Every marketing agency eventually reaches a point where multiple generations are sitting around the same brainstorming table, interpreting the internet through entirely different cultural lenses.


At our agency, this usually looks something like this:


Millennial Marketing Team: “Before we participate in this trend, we need to evaluate whether it aligns with the brand voice, supports long-term strategy, resonates with the audience, and contributes meaningful engagement.”


Gen Z Marketing Team: “NASA did it. Post it.”


Honestly? Both sides are right.


Modern marketing exists in a fascinating tension between strategy and spontaneity. Millennials were trained in the era of carefully curated feeds, polished branding, and deeply considered messaging calendars. They survived the rise of Facebook albums, learned SEO before it was cool, and still instinctively ask whether a trend “fits the brand ecosystem.”


Gen Z, meanwhile, grew up online in a completely different way. For them, the internet is faster, more conversational, more chaotic, and far less interested in perfection. Brands today are expected to feel human, culturally aware, and capable of participating in internet humor in real time.


And somewhere between those two perspectives is where really good marketing happens.

Because the truth is: audiences don’t just want polished brands anymore.
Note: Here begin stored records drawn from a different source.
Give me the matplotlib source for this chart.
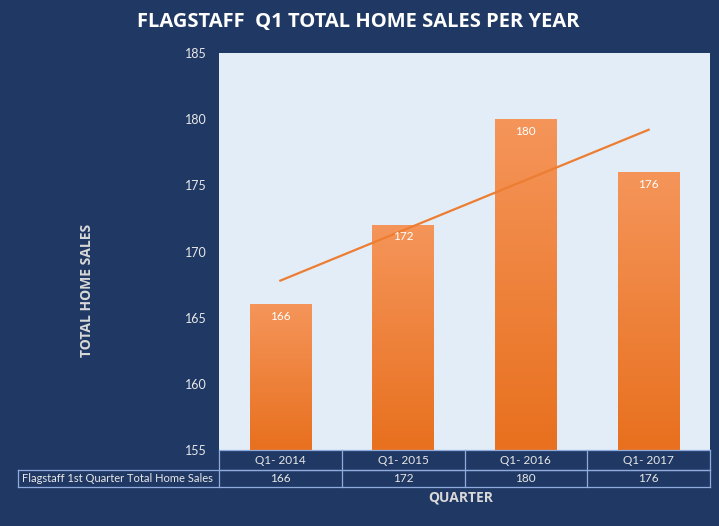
import numpy as np
import matplotlib
matplotlib.use("Agg")
import matplotlib.pyplot as plt
import matplotlib.transforms as mtransforms
from matplotlib.colors import LinearSegmentedColormap

quarters = ["Q1- 2014", "Q1- 2015", "Q1- 2016", "Q1- 2017"]
sales = [166, 172, 180, 176]
row_label = "Flagstaff 1st Quarter Total Home Sales"
yticks = [155, 160, 165, 170, 175, 180, 185]

navy = "#203864"
grid_col = "#8FAADC"
txt_col = "#E8E8E8"
small_font = "Lato"

fig = plt.figure(figsize=(7.19, 5.26), dpi=100, facecolor=navy)
ax = fig.add_axes([219 / 719, 1 - 450 / 526, 491 / 719, 397 / 526])
ax.set_facecolor("#E2EDF8")

x = np.arange(len(quarters))
bars = ax.bar(x, sales, width=0.5, color="none", zorder=2)

# orange gradient inside each bar
grad = LinearSegmentedColormap.from_list("og", ["#E8701E", "#F5955A"])
g = np.linspace(0, 1, 256).reshape(-1, 1)
for b in bars:
    x0, w, h = b.get_x(), b.get_width(), b.get_height()
    im = ax.imshow(g, cmap=grad, origin="lower", aspect="auto",
                   extent=[x0, x0 + w, 155, h], zorder=2)
    im.set_clip_path(b)
    ax.text(x0 + w / 2, h - 0.9, str(int(h)), ha="center", va="center",
            color="white", fontsize=8.5, family=small_font, zorder=4)

# linear trend line
k, c = np.polyfit(x, sales, 1)
ax.plot(x, k * x + c, color="#ED7D31", lw=1.6, zorder=3)

ax.set_xlim(-0.5, len(quarters) - 0.5)
ax.set_ylim(155, 185)
ax.set_yticks(yticks)
ax.set_xticks([])
ax.tick_params(axis="y", length=0, colors=txt_col, labelsize=9, pad=9)
for lab in ax.get_yticklabels():
    lab.set_family(small_font)
for s in ax.spines.values():
    s.set_visible(False)

# data table under the axis
tr = mtransforms.blended_transform_factory(ax.transData, ax.transAxes)
h1 = -20 / 397
h2 = -37 / 397
left_ax = (18 - 219) / 491
lk = dict(color=grid_col, lw=0.9, clip_on=False)
ax.plot([-0.5, 3.5], [0, 0], transform=tr, **lk)
ax.plot([-0.5, 3.5], [h1, h1], transform=tr, **lk)
ax.plot([left_ax, 1], [h1, h1], transform=ax.transAxes, **lk)
ax.plot([left_ax, 1], [h2, h2], transform=ax.transAxes, **lk)
ax.plot([left_ax, left_ax], [h1, h2], transform=ax.transAxes, **lk)
for xb in np.arange(-0.5, 4, 1):
    ax.plot([xb, xb], [0, h2], transform=tr, **lk)
for i, q in enumerate(quarters):
    ax.text(i, h1 / 2, q, transform=tr, ha="center", va="center", color=txt_col,
            fontsize=8.5, family=small_font)
    ax.text(i, (h1 + h2) / 2, str(sales[i]), transform=tr, ha="center", va="center",
            color=txt_col, fontsize=8.5, family=small_font)
ax.text(left_ax + 0.008, (h1 + h2) / 2, row_label, transform=ax.transAxes, ha="left",
        va="center", color=txt_col, fontsize=8, family=small_font)

fig.text(358 / 719, 1 - 22 / 526, "FLAGSTAFF  Q1 TOTAL HOME SALES PER YEAR", ha="center",
         va="center", color="white", fontsize=14.5, fontweight="bold", family="Open Sans")
fig.text(461 / 719, 1 - 497 / 526, "QUARTER", ha="center", va="center", color="#D9D9D9",
         fontsize=10, fontweight="bold", family="Open Sans")
fig.text(87 / 719, 1 - 290 / 526, "TOTAL HOME SALES", ha="center", va="center",
         rotation=90, color="#D9D9D9", fontsize=10, fontweight="bold", family="Open Sans")

fig.savefig("out.png", dpi=100, facecolor=navy)
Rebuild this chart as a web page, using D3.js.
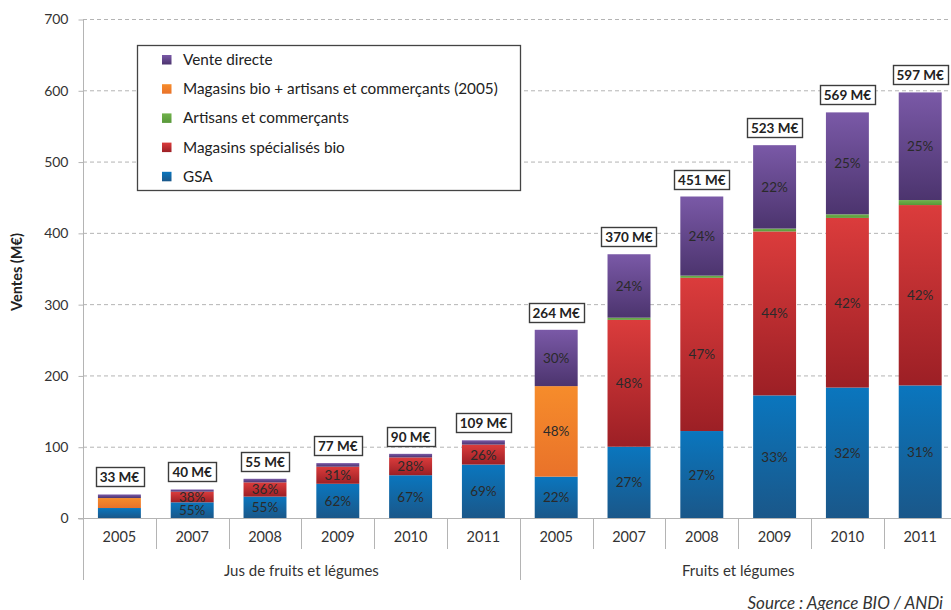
<!DOCTYPE html>
<html><head><meta charset="utf-8">
<script src="https://cdn.jsdelivr.net/npm/d3@7"></script>
<style>
html,body{margin:0;padding:0;background:#fff;}
svg{display:block;font-family:Lato,"Open Sans",sans-serif;}
</style></head>
<body>
<svg id="chart" width="951" height="610"></svg>
<script>
// ---- data ----
const groups = ["Jus de fruits et légumes", "Fruits et légumes"];
const years = ["2005", "2007", "2008", "2009", "2010", "2011"];
const categories = ["J2005","J2007","J2008","J2009","J2010","J2011","F2005","F2007","F2008","F2009","F2010","F2011"];
const yearLabels = ["2005","2007","2008","2009","2010","2011","2005","2007","2008","2009","2010","2011"];
const seriesNames = ["GSA","Magasins spécialisés bio","Magasins bio + artisans et commerçants (2005)","Artisans et commerçants","Vente directe"];
const gsa        = [14, 22, 30, 48, 60, 75,  58, 100, 122, 172, 183, 186];
const bio        = [ 0, 15, 20, 24, 25, 28,   0, 178, 215, 230, 238, 253];
const bioArt2005 = [14,  0,  0,  0,  0,  0, 127,   0,   0,   0,   0,   0];
const artisans   = [ 0,  0,  0,  0,  0,  0,   0,   3,   3,   4,   5,   7];
const vente      = [ 5,  3,  5,  5,  5,  6,  79,  89, 111, 117, 143, 151];
const totals     = [33, 40, 55, 77, 90, 109, 264, 370, 451, 523, 569, 597];
const gsaPct     = ["", "55%","55%","62%","67%","69%","22%","27%","27%","33%","32%","31%"];
const bioPct     = ["", "38%","36%","31%","28%","26%","", "48%","47%","44%","42%","42%"];
const bioArtPct  = ["", "", "", "", "", "", "48%", "", "", "", "", ""];
const artPct     = ["", "", "", "", "", "", "", "", "", "", "", ""];
const ventePct   = ["", "", "", "", "", "", "30%","24%","24%","22%","25%","25%"];
const yTicks = [0, 100, 200, 300, 400, 500, 600, 700];
const yTitle = "Ventes (M€)";
const sourceText = "Source : Agence BIO / ANDi";

const seriesValues = [gsa, bio, bioArt2005, artisans, vente];
const seriesLabels = [gsaPct, bioPct, bioArtPct, artPct, ventePct];
const seriesColors = [
  ["#0a76be", "#1a5789"],
  ["#db3c3c", "#9c1f25"],
  ["#f68c2b", "#e9722a"],
  ["#70b24b", "#58983a"],
  ["#7a59a7", "#4c346e"]
];

const svg = d3.select("#chart");
const defs = svg.append("defs");
seriesColors.forEach((c, i) => {
  const g = defs.append("linearGradient").attr("id", "g" + i)
    .attr("x1", 0).attr("y1", 0).attr("x2", 0).attr("y2", 1);
  g.append("stop").attr("offset", "0%").attr("stop-color", c[0]);
  g.append("stop").attr("offset", "100%").attr("stop-color", c[1]);
});

const mLeft = 83, mRight = 956.6, mTop = 19, mBottom = 518;
const x = d3.scaleBand().domain(categories).range([mLeft, mRight]).paddingInner(0.41).paddingOuter(0.205);
const y = d3.scaleLinear().domain([0, 700]).range([mBottom, mTop]);
const step = x.step();
const boundary = i => x(categories[0]) - step * 0.205 + i * step;

// grid
svg.append("g").selectAll("line").data(yTicks.filter(d => d > 0)).join("line")
  .attr("x1", mLeft).attr("x2", 951).attr("y1", d => y(d) + 0.5).attr("y2", d => y(d) + 0.5)
  .attr("stroke", "#b4b4b4").attr("stroke-width", 1).attr("stroke-dasharray", "4,3");

// y axis
const yAxis = d3.axisLeft(y).tickValues(yTicks).tickSize(5).tickPadding(10).tickFormat(d3.format("d"));
const yg = svg.append("g").attr("transform", `translate(${mLeft + 0.5},0.5)`).call(yAxis);
yg.select(".domain").remove();
yg.selectAll(".tick line").attr("stroke", "#b4b4b4");
yg.selectAll(".tick text").attr("font-size", 14).attr("fill", "#333").attr("font-family", "Lato");

svg.append("line").attr("x1", mLeft + 0.5).attr("x2", mLeft + 0.5).attr("y1", mTop).attr("y2", 580)
  .attr("stroke", "#b4b4b4");
svg.append("line").attr("x1", mLeft - 5).attr("x2", 951).attr("y1", mBottom + 0.5).attr("y2", mBottom + 0.5)
  .attr("stroke", "#b4b4b4");

svg.append("text").attr("transform", `translate(22,272) rotate(-90)`)
  .attr("text-anchor", "middle").attr("font-size", 14.5).attr("font-weight", "bold").attr("fill", "#222")
  .text(yTitle);

// category separators
for (let i = 1; i <= 12; i++) {
  const bx = Math.round(boundary(i)) + 0.5;
  svg.append("line").attr("x1", bx).attr("x2", bx).attr("y1", mBottom).attr("y2", i === 6 ? 580 : 549)
    .attr("stroke", "#b4b4b4");
}

// x labels
const xAxis = d3.axisBottom(x).tickSize(0).tickPadding(14).tickFormat((d, i) => yearLabels[i]);
const xg = svg.append("g").attr("transform", `translate(0,${mBottom})`).call(xAxis);
xg.select(".domain").remove();
xg.selectAll(".tick text").attr("font-size", 14.5).attr("fill", "#333").attr("font-family", "Lato");

groups.forEach((gname, gi) => {
  const cx = (boundary(gi * 6) + boundary(gi * 6 + 6)) / 2;
  svg.append("text").attr("x", cx).attr("y", 576).attr("text-anchor", "middle")
    .attr("font-size", 15).attr("fill", "#333").text(gname);
});

// bars
const stacks = categories.map((c, ci) => {
  let base = 0;
  return seriesValues.map((vals, si) => {
    const v = vals[ci];
    const seg = { c, ci, si, y0: base, y1: base + v, v, label: seriesLabels[si][ci] };
    base += v;
    return seg;
  });
}).flat().filter(d => d.v > 0);

svg.append("g").selectAll("rect").data(stacks).join("rect")
  .attr("x", d => x(d.c)).attr("width", x.bandwidth())
  .attr("y", d => y(d.y1)).attr("height", d => y(d.y0) - y(d.y1))
  .attr("fill", d => `url(#g${d.si})`);

svg.append("g").selectAll("text").data(stacks.filter(d => d.label)).join("text")
  .attr("x", d => x(d.c) + x.bandwidth() / 2)
  .attr("y", d => (y(d.y0) + y(d.y1)) / 2 + 5)
  .attr("text-anchor", "middle").attr("font-size", 13.5).attr("fill", "#2a2a2a")
  .text(d => d.label);

// total boxes
categories.forEach((c, ci) => {
  const g = svg.append("g");
  const cx = x(c) + x.bandwidth() / 2;
  const by = y(totals[ci]) - 7;
  const t = g.append("text").attr("x", cx).attr("y", by - 5).attr("text-anchor", "middle")
    .attr("font-size", 13.5).attr("font-weight", "bold").attr("fill", "#222")
    .text(totals[ci] + " M€");
  const w = t.node().getComputedTextLength() + 8;
  g.insert("rect", "text").attr("x", Math.round(cx - w / 2) + 0.5).attr("y", Math.round(by - 20) + 0.5)
    .attr("width", Math.round(w)).attr("height", 19)
    .attr("fill", "#fff").attr("stroke", "#3c3c3c").attr("stroke-width", 1.4);
});

// legend
const lg = svg.append("g");
lg.append("rect").attr("x", 137.5).attr("y", 45.5).attr("width", 383).attr("height", 145)
  .attr("fill", "#fff").attr("stroke", "#444").attr("stroke-width", 1.3);
const legendOrder = [4, 2, 3, 1, 0];
legendOrder.forEach((si, k) => {
  const ly = 59.5 + k * 29.2;
  lg.append("rect").attr("x", 162).attr("y", ly - 4.5).attr("width", 9.5).attr("height", 9.5)
    .attr("fill", `url(#g${si})`);
  lg.append("text").attr("x", 183).attr("y", ly + 5.5).attr("font-size", 15.3).attr("fill", "#222")
    .text(seriesNames[si]);
});

// source
svg.append("text").attr("x", 943).attr("y", 609).attr("text-anchor", "end")
  .attr("font-size", 17).attr("font-style", "italic").attr("fill", "#333").text(sourceText);
</script>
</body></html>
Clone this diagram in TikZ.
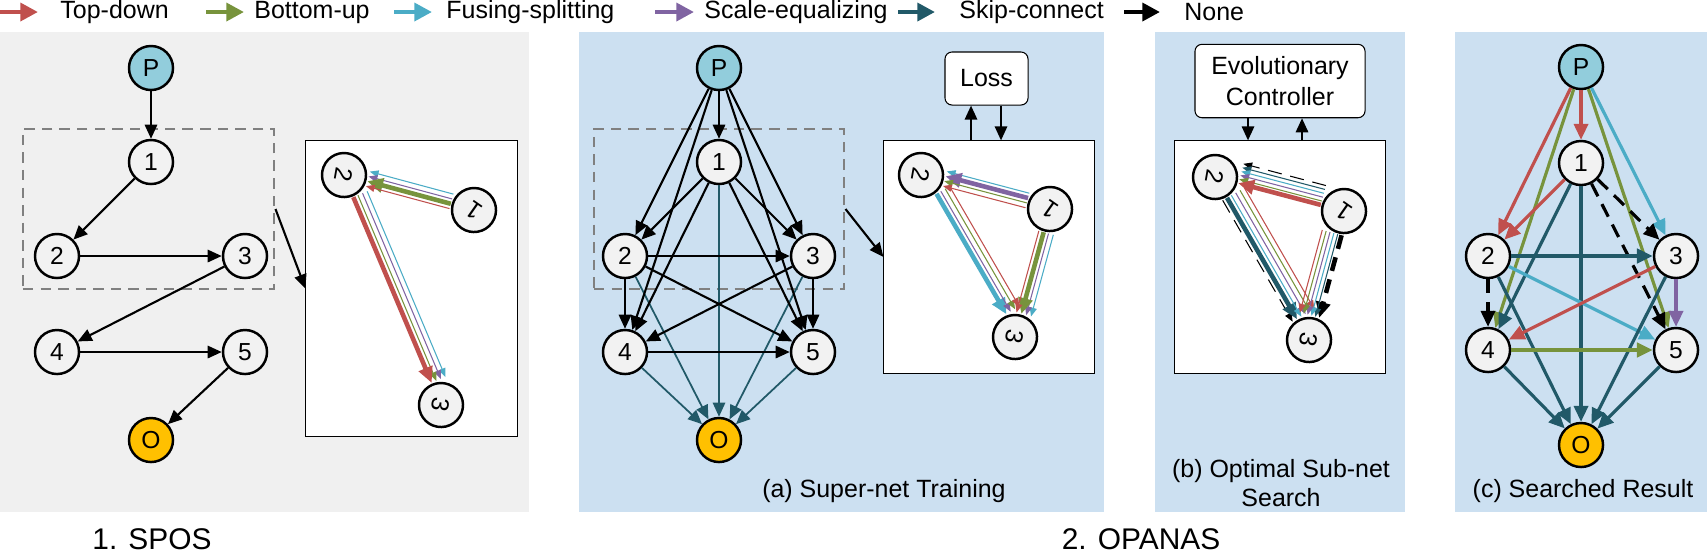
\documentclass[tikz,border=0pt]{standalone}
\usepackage{fontspec}
\setmainfont{Liberation Sans}
\usetikzlibrary{arrows.meta,calc}
\definecolor{cTD}{HTML}{C0504D}
\definecolor{cBU}{HTML}{77933C}
\definecolor{cFS}{HTML}{4BACC6}
\definecolor{cSE}{HTML}{8064A2}
\definecolor{cSK}{HTML}{215968}
\definecolor{ndfill}{HTML}{F2F2F2}
\definecolor{pfill}{HTML}{92CDDC}
\definecolor{ofill}{HTML}{FFC000}
\definecolor{grayp}{HTML}{F0F0F0}
\definecolor{bluep}{HTML}{CCE0F1}
\tikzset{
  nd/.style={circle,draw,line width=0.7pt,fill=ndfill,minimum size=0.44cm,inner sep=0pt,font=\fontsize{7}{8}\selectfont},
  pn/.style={nd,fill=pfill},
  onode/.style={nd,fill=ofill},
  ar/.style={line width=0.6pt,-{Triangle[length=4pt,width=3.5pt]}},
  thn/.style={line width=0.3pt,-{Triangle[length=2.5pt,width=2pt]}},
  thk/.style={line width=1.3pt,-{Triangle[length=4.5pt,width=4pt]}},
  none/.style={dashed,dash pattern=on 4pt off 2.5pt},
  lg/.style={line width=1.3pt,-{Triangle[length=5pt,width=5pt]}},
  lt/.style={anchor=west,font=\fontsize{7.1}{8}\selectfont},
  box/.style={draw,line width=0.3pt,fill=white},
  capt/.style={font=\fontsize{7.1}{8.5}\selectfont,align=center},
  dbox/.style={draw=black!50,dashed,line width=0.8pt,dash pattern=on 3pt off 2pt},
}
% bundle of parallel edges: from, to, list of offset/style
\newcommand\bundle[3]{%
  \path ($(#1)!0.24cm!(#2)$) coordinate (bs) ($(#2)!0.24cm!(#1)$) coordinate (be);
  \foreach \o/\s in {#3}{
    \tikzset{bst/.style/.expand once=\s}
    \draw[bst] ($(bs)!\o!90:(#2)$) -- ($(be)!\o!-90:(#1)$);
  }}
\begin{document}
\begin{tikzpicture}[x=0.01cm,y=-0.01cm]
\useasboundingbox (0,0) rectangle (1707,553);
% panels
\fill[grayp] (0,32) rectangle (529,512);
\fill[bluep] (579,32) rectangle (1104,512);
\fill[bluep] (1155,32) rectangle (1405,512);
\fill[bluep] (1455,32) rectangle (1707,512);
% legend
\coordinate (l1a) at (0,12); \coordinate (l1b) at (38,12);
\draw[lg,cTD] (l1a) -- (l1b); \node[lt] (t1) at (48,12) {Top-down};
\coordinate (l2a) at (206,12); \coordinate (l2b) at (244,12);
\draw[lg,cBU] (l2a) -- (l2b); \node[lt] (t2) at (242,12) {Bottom-up};
\coordinate (l3a) at (394,12); \coordinate (l3b) at (432,12);
\draw[lg,cFS] (l3a) -- (l3b); \node[lt] (t3) at (434,12) {Fusing-splitting};
\coordinate (l4a) at (655,12); \coordinate (l4b) at (694,12);
\draw[lg,cSE] (l4a) -- (l4b); \node[lt] (t4) at (692,12) {Scale-equalizing};
\coordinate (l5a) at (898,12); \coordinate (l5b) at (935,12);
\draw[lg,cSK] (l5a) -- (l5b); \node[lt] (t5) at (947,12) {Skip-connect};
\coordinate (l6a) at (1124,12); \coordinate (l6b) at (1160,12);
\draw[lg,none,dash pattern=on 6pt off 4pt] (l6a) -- (l6b); \node[lt] (t6) at (1172,12) {None};

% ---------- SPOS ----------
\node[dbox,minimum width=2.51cm,minimum height=1.6cm] (sd) at (148.5,209) {};
\node[box,minimum width=2.11cm,minimum height=2.95cm] (sb) at (411.5,288.5) {};
\draw[ar] (sd.east) -- (sb.west);
\node[pn] (sP) at (151,68) {P};
\node[nd] (s1) at (151,162) {1};
\node[nd] (s2) at (57,256) {2};
\node[nd] (s3) at (245,256) {3};
\node[nd] (s4) at (57,352) {4};
\node[nd] (s5) at (245,352) {5};
\node[onode] (sO) at (151,440) {O};
\draw[ar] (sP) -- (s1); \draw[ar] (s1) -- (s2); \draw[ar] (s2) -- (s3);
\draw[ar] (s3) -- (s4); \draw[ar] (s4) -- (s5); \draw[ar] (s5) -- (sO);
\node[nd,rotate=-100] (i2) at (344,175) {2};
\node[nd,rotate=145] (i1) at (474,210) {1};
\node[nd,rotate=-100] (i3) at (441,405) {3};
\bundle{i1}{i2}{-0.1cm/{thn,cFS},-0.05cm/{thn,cSE},0cm/{thk,cBU},0.05cm/{thn,cTD}}
\bundle{i2}{i3}{0.15cm/{thn,cFS},0.1cm/{thn,cSE},0.05cm/{thn,cBU},0cm/{thk,cTD}}
\node[capt,font=\fontsize{8.5}{10}\selectfont] (sc) at (152,539) {1. SPOS};

% ---------- OPANAS (a) ----------
\node[dbox,minimum width=2.5cm,minimum height=1.6cm] (ad) at (719,209) {};
\node[box,minimum width=2.1cm,minimum height=2.32cm] (ab) at (989,257) {};
\draw[ar] (ad.east) -- (ab.west);
\node[box,rounded corners=2pt,minimum width=0.83cm,minimum height=0.53cm,font=\fontsize{7.1}{8}\selectfont] (loss) at (986.5,78.5) {Loss};
\draw[ar] (ab.north -| 971,0) -- (loss.south -| 971,0);
\draw[ar] (loss.south -| 1001,0) -- (ab.north -| 1001,0);
\node[pn] (aP) at (719,68) {P};
\node[nd] (a1) at (719,162) {1};
\node[nd] (a2) at (625,256) {2};
\node[nd] (a3) at (813,256) {3};
\node[nd] (a4) at (625,352) {4};
\node[nd] (a5) at (813,352) {5};
\node[onode] (aO) at (719,440) {O};
\foreach \t in {1,...,5} \draw[ar,cSK,line width=0.5pt] (a\t) -- (aO);
\foreach \t in {1,...,5} \draw[ar] (aP) -- (a\t);
\foreach \f/\t in {1/2,1/3,1/4,1/5,2/3,2/4,2/5,3/4,3/5,4/5} \draw[ar] (a\f) -- (a\t);
\node[nd,rotate=-100] (j2) at (921,175) {2};
\node[nd,rotate=145] (j1) at (1050,209) {1};
\node[nd,rotate=-100] (j3) at (1015,337) {3};
\bundle{j1}{j2}{-0.1cm/{thn,cFS},-0.05cm/{thk,cSE},0cm/{thn,cBU},0.05cm/{thn,cTD}}
\bundle{j2}{j3}{0.04cm/{thk,cFS},0.09cm/{thn,cSE},0.14cm/{thn,cBU},0.19cm/{thn,cTD}}
\bundle{j1}{j3}{0.1cm/{thn,cFS},0.05cm/{thn,cSE},0cm/{thk,cBU},-0.05cm/{thn,cTD}}
\node[capt,anchor=east] (acap) at (1018,491) {(a) Super-net Training};

% ---------- OPANAS (b) ----------
\node[box,minimum width=2.1cm,minimum height=2.32cm] (bb) at (1280,257) {};
\node[box,rounded corners=2pt,minimum width=1.7cm,minimum height=0.72cm,font=\fontsize{7.1}{9}\selectfont,align=center] (evo) at (1280,81) {Evolutionary\\Controller};
\draw[ar] (evo.south -| 1248,0) -- (bb.north -| 1248,0);
\draw[ar] (bb.north -| 1302,0) -- (evo.south -| 1302,0);
\node[nd,rotate=-100] (k2) at (1215,177) {2};
\node[nd,rotate=145] (k1) at (1344,211) {1};
\node[nd,rotate=-100] (k3) at (1309,340) {3};
\bundle{k1}{k2}{-0.2cm/{thn,none,black},-0.16cm/{thn,cSK},-0.12cm/{thn,cFS},-0.08cm/{thn,cSE},-0.04cm/{thn,cBU},0cm/{thk,cTD}}
\bundle{k2}{k3}{-0.05cm/{thn,none,black},0cm/{thk,cSK},0.05cm/{thn,cFS},0.1cm/{thn,cSE},0.15cm/{thn,cBU},0.2cm/{thn,cTD}}
\bundle{k1}{k3}{0.04cm/{thk,none,black},0cm/{thn,cSK},-0.04cm/{thn,cFS},-0.08cm/{thn,cSE},-0.12cm/{thn,cBU},-0.16cm/{thn,cTD}}
\node[capt] (bcap) at (1281,483) {(b) Optimal Sub-net\\Search};

% ---------- OPANAS (c) ----------
\node[pn] (cP) at (1581,67) {P};
\node[nd] (c1) at (1581,163) {1};
\node[nd] (c2) at (1488,256) {2};
\node[nd] (c3) at (1676,256) {3};
\node[nd] (c4) at (1488,350) {4};
\node[nd] (c5) at (1676,350) {5};
\node[onode] (cO) at (1581,445) {O};
\tikzset{ce/.style={line width=0.9pt,-{Triangle[length=4.5pt,width=4pt]}}}
\draw[ce,cTD] (cP) -- (c1); \draw[ce,cTD] (cP) -- (c2);
\draw[ce,cBU] (cP) -- (c4); \draw[ce,cBU] (cP) -- (c5);
\draw[ce,cFS] (cP) -- (c3);
\draw[ce,cTD] (c1) -- (c2);
\draw[ce,none,black] (c1) -- (c3); \draw[ce,none,black] (c1) -- (c5);
\draw[ce,cSK] (c1) -- (c4); \draw[ce,cSK] (c1) -- (cO);
\draw[ce,cSK,line width=1.3pt] (c2) -- (c3);
\draw[ce,none,black] (c2) -- (c4);
\draw[ce,cFS] (c2) -- (c5); \draw[ce,cSK] (c2) -- (cO);
\draw[ce,cTD] (c3) -- (c4); \draw[ce,cSE] (c3) -- (c5); \draw[ce,cSK] (c3) -- (cO);
\draw[ce,cBU,line width=1.3pt] (c4) -- (c5);
\draw[ce,cSK] (c4) -- (cO); \draw[ce,cSK] (c5) -- (cO);
\node[capt] (ccap) at (1583,491) {(c) Searched Result};

\node[capt,font=\fontsize{8.5}{10}\selectfont] (oc) at (1141,539) {2. OPANAS};
\end{tikzpicture}
\end{document}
They want brands with personality. Brands that understand culture while still understanding themselves. Brands that can balance strategy with relevance instead of treating those things like opposites.


Which brings us back to one universal truth about modern marketing: every generation approaches internet culture differently.


Our millennial marketing team tends to view trends through the lens of long-term brand positioning, audience psychology, and strategic alignment. Gen Z, meanwhile, often recognizes something equally important much faster: culture moves quickly, authenticity matters, and sometimes participation itself is the strategy.


And honestly? Both perspectives are valuable.


The best marketing today usually happens somewhere between thoughtful brand stewardship and the confidence to simply join the conversation as it unfolds.


At The Felice Agency, we love these moments because they reflect an important shift across the industry: marketing is no longer owned by a single generation. The strongest creative work today often comes from collaboration between perspectives, experiences, and internet instincts that don’t always naturally match — but somehow create better ideas together.


So yes, sometimes our millennials overthink the trend. And yes, sometimes Gen Z wants to post first and ask questions later.


But somewhere in the middle? That’s usually where the magic lives.